J.P. MORGAN TRUST COMPANY, N.A. v. UNITED STATES BANK, N.A.
United States District Court, Eastern District of Wisconsin (2006)
Facts
- Jennifer Easton assisted the Cheyenne River Sioux Tribe in establishing a commercial buffalo farm, which led to the formation of a corporation to operate the farm.
- To finance this venture, the corporation sold $4.65 million in bonds, granting bondholders a security interest in the buffalo herd and related equipment, along with a mortgage on certain land.
- U.S. Bank issued an irrevocable standby letter of credit for $2.2 million, which included an evergreen clause allowing automatic renewal until May 15, 2003, unless the bank provided a non-renewal notice.
- The bondholders created a trust appointing J.P. Morgan as trustee, and the trust agreement specified that in the event of default, Morgan could draw on the letter only after exhausting other security interests.
- When the corporation defaulted, Morgan submitted a sight draft to draw the full amount on May 14, 2003, claiming the bank had declined to renew the letter.
- The bank, however, had not issued a non-renewal notice and argued that Morgan's draw was not valid.
- Morgan then filed a lawsuit against the bank, asserting wrongful dishonor.
- The bank brought Easton into the case, seeking indemnification, while she claimed Morgan breached a presentment warranty.
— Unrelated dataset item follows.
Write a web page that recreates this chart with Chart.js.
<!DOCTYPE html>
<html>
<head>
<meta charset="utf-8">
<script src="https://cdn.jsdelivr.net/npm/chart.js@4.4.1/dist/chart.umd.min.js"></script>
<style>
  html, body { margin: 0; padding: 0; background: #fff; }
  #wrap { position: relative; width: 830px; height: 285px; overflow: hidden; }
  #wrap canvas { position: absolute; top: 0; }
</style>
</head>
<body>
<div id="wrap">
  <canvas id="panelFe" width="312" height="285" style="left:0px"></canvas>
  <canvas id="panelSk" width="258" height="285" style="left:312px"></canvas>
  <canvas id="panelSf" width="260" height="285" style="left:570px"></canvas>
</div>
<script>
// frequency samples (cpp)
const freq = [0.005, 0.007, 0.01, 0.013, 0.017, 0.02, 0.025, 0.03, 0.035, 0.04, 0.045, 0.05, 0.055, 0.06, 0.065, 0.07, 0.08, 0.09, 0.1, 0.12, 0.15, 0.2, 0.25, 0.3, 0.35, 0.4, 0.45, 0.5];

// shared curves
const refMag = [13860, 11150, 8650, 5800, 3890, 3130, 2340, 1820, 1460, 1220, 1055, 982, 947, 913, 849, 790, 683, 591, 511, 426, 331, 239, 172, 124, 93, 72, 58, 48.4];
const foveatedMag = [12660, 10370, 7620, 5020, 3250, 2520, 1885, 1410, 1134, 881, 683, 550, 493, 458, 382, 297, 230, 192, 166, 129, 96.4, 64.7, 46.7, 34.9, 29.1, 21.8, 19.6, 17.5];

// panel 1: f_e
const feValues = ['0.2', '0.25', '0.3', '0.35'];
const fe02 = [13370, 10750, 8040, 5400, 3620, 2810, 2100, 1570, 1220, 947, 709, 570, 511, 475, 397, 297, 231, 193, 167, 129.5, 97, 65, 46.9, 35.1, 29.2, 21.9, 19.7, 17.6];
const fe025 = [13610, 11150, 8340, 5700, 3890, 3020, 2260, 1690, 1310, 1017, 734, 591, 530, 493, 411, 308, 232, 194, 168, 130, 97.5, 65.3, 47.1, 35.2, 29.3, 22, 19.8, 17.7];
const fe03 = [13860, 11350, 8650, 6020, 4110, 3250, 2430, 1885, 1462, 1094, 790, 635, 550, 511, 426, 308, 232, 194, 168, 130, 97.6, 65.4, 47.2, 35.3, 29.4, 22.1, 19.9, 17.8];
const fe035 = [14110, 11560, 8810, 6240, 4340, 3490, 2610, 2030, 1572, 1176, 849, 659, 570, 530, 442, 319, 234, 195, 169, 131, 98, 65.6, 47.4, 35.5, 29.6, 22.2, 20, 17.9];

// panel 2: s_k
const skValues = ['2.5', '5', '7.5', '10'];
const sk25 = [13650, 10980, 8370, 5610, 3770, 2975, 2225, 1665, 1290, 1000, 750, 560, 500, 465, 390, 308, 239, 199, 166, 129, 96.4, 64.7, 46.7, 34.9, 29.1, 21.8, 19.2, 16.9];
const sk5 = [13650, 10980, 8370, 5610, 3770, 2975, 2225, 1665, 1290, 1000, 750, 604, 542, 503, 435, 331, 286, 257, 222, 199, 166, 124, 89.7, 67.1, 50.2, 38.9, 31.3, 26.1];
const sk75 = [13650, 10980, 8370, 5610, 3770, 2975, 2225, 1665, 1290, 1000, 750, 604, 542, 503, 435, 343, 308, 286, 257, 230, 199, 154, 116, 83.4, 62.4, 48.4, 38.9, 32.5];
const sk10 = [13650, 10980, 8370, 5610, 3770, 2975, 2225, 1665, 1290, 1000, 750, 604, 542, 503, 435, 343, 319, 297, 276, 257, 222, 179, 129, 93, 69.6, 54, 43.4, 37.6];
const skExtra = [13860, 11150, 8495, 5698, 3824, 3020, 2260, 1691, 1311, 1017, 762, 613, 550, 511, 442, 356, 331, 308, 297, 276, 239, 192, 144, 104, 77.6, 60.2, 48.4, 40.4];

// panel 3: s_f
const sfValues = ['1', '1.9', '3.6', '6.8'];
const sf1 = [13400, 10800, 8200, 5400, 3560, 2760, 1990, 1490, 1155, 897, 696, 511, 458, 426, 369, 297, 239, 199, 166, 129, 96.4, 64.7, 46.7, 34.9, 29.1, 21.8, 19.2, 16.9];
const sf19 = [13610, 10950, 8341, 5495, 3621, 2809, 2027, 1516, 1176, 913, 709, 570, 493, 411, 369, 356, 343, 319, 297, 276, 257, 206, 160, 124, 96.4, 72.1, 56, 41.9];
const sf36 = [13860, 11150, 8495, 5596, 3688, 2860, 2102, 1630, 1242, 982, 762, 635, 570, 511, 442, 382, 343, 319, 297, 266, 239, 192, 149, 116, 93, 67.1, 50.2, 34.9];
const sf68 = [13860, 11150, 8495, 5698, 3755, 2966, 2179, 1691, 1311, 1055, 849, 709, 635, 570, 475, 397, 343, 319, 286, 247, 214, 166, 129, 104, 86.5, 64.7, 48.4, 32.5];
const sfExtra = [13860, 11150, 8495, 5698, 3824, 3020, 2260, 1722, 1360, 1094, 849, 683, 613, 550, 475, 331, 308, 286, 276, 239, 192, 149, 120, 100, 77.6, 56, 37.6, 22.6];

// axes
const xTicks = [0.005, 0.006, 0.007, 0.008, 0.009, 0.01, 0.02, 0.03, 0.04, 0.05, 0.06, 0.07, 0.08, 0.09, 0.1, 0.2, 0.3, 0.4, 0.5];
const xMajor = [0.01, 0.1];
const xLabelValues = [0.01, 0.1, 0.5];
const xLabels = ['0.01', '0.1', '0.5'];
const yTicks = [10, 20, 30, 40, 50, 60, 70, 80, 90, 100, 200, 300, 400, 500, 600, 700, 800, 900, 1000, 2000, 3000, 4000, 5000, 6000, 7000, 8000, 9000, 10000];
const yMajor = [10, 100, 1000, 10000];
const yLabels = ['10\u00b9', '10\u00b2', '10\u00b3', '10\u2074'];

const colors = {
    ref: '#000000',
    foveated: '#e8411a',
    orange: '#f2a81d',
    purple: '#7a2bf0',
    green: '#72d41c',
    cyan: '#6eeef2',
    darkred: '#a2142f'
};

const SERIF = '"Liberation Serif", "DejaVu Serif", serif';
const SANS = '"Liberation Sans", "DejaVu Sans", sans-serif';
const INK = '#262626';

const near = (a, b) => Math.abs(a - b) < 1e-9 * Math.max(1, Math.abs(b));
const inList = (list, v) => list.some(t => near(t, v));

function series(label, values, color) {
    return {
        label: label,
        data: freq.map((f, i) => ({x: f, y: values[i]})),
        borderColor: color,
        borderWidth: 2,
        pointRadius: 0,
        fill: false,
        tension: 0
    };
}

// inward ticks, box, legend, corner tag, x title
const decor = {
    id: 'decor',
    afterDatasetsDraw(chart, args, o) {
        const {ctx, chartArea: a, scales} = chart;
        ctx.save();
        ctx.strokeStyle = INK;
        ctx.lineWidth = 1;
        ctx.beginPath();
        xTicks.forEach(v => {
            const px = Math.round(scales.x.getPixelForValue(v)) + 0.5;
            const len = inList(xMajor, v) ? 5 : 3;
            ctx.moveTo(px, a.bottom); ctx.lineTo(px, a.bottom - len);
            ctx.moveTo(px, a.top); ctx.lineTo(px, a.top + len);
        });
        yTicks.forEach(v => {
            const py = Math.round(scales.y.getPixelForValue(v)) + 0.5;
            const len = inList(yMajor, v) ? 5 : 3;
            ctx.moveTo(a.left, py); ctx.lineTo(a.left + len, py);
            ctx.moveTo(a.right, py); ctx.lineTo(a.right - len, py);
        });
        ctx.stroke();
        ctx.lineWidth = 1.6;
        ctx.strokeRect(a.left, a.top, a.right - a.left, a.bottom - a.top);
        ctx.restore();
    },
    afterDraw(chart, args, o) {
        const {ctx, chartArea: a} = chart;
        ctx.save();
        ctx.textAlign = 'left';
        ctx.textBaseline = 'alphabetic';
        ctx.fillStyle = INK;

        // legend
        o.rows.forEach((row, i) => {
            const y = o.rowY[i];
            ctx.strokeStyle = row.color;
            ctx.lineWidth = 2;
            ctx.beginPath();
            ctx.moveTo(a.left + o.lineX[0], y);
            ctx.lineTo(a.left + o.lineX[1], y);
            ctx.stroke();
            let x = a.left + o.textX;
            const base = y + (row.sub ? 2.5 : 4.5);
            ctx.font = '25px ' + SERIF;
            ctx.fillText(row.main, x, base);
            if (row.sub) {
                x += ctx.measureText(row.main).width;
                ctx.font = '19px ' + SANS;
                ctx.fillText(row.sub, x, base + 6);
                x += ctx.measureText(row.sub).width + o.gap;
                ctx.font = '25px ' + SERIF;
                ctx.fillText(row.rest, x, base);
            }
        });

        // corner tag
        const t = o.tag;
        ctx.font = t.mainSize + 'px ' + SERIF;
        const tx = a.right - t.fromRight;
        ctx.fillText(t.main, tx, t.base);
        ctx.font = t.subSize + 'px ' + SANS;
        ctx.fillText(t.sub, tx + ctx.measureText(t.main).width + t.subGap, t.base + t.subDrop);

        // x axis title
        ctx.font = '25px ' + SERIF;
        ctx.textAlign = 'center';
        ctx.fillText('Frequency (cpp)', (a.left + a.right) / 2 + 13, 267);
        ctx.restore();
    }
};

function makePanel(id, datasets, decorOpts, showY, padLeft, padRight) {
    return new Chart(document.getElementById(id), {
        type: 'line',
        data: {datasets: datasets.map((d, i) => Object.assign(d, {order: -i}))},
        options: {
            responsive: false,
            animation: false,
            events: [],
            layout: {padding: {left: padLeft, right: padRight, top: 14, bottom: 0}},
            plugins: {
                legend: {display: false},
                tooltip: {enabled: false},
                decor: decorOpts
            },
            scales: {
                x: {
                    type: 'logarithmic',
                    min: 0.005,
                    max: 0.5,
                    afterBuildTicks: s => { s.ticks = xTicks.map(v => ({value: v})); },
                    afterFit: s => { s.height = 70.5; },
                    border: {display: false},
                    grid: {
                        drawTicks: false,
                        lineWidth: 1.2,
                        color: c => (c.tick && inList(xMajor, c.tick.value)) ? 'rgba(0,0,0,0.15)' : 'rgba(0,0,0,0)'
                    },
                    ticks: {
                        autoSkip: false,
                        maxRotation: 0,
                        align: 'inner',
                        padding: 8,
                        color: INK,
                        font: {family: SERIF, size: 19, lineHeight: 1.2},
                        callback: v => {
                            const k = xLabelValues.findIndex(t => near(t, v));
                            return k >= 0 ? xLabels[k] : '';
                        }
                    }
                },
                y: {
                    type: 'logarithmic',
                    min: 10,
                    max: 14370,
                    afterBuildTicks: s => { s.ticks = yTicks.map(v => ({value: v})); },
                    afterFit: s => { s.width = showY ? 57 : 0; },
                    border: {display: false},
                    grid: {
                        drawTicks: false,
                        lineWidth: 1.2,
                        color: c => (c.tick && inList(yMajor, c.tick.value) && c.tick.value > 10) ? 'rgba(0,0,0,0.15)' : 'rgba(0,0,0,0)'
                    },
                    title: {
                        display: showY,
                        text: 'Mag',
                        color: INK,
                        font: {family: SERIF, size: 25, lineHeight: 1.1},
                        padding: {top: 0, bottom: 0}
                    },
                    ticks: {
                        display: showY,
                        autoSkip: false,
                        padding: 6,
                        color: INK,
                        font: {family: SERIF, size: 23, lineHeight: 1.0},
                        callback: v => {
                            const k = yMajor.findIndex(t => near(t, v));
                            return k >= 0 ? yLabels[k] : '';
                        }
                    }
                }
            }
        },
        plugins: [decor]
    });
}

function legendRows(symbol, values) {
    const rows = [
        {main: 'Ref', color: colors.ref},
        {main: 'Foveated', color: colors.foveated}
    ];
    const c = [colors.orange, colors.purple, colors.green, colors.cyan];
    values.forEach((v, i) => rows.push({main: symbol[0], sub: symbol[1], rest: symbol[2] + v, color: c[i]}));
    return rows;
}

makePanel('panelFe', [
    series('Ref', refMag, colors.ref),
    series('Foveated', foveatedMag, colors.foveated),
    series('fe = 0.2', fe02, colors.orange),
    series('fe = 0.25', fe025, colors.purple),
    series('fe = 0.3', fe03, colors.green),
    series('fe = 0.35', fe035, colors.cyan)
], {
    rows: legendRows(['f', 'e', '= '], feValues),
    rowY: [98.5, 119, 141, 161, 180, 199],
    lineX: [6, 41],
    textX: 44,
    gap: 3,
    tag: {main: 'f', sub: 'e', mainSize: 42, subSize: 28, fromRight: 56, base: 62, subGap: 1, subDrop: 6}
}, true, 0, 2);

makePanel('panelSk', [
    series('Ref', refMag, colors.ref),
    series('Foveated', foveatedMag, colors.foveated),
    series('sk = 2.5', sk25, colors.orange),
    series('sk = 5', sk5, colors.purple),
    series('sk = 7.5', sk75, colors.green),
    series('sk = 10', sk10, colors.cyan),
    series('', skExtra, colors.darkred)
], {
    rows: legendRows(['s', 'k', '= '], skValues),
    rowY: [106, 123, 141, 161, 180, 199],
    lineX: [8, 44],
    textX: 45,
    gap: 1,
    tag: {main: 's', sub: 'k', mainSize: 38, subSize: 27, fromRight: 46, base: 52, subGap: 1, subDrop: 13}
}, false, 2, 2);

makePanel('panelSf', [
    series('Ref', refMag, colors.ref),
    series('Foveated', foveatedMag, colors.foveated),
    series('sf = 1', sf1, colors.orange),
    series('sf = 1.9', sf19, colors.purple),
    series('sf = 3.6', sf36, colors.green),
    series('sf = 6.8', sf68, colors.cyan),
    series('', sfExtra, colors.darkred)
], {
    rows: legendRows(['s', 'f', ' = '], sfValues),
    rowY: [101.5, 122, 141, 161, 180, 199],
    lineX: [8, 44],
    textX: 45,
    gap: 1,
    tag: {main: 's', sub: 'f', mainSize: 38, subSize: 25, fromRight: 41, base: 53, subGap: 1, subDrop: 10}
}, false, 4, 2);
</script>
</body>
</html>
- The court ruled on various motions, including a prior decision announced on August 9, 2005, which addressed the key issues of fraud and warranty breaches.
- The procedural history continued with motions for reconsideration.
Issue
- The issues were whether Morgan fraudulently certified a non-renewal of the letter of credit, whether the bank properly dishonored Morgan's draw, and whether Morgan breached a presentment warranty to Easton.
Holding — Adelman, J.
- The U.S. District Court for the Eastern District of Wisconsin held that the bank properly dishonored Morgan's draw and that Morgan breached its warranty to Easton, while withdrawing the finding of fraud against Morgan.
Rule
- A beneficiary of a letter of credit breaches a warranty if it certifies false information in support of a draw, even if made in good faith.
Reasoning
- The U.S. District Court reasoned that the expiry clause in the letter of credit did not constitute a notice of non-renewal, as it merely stated the letter would expire on May 15, 2003.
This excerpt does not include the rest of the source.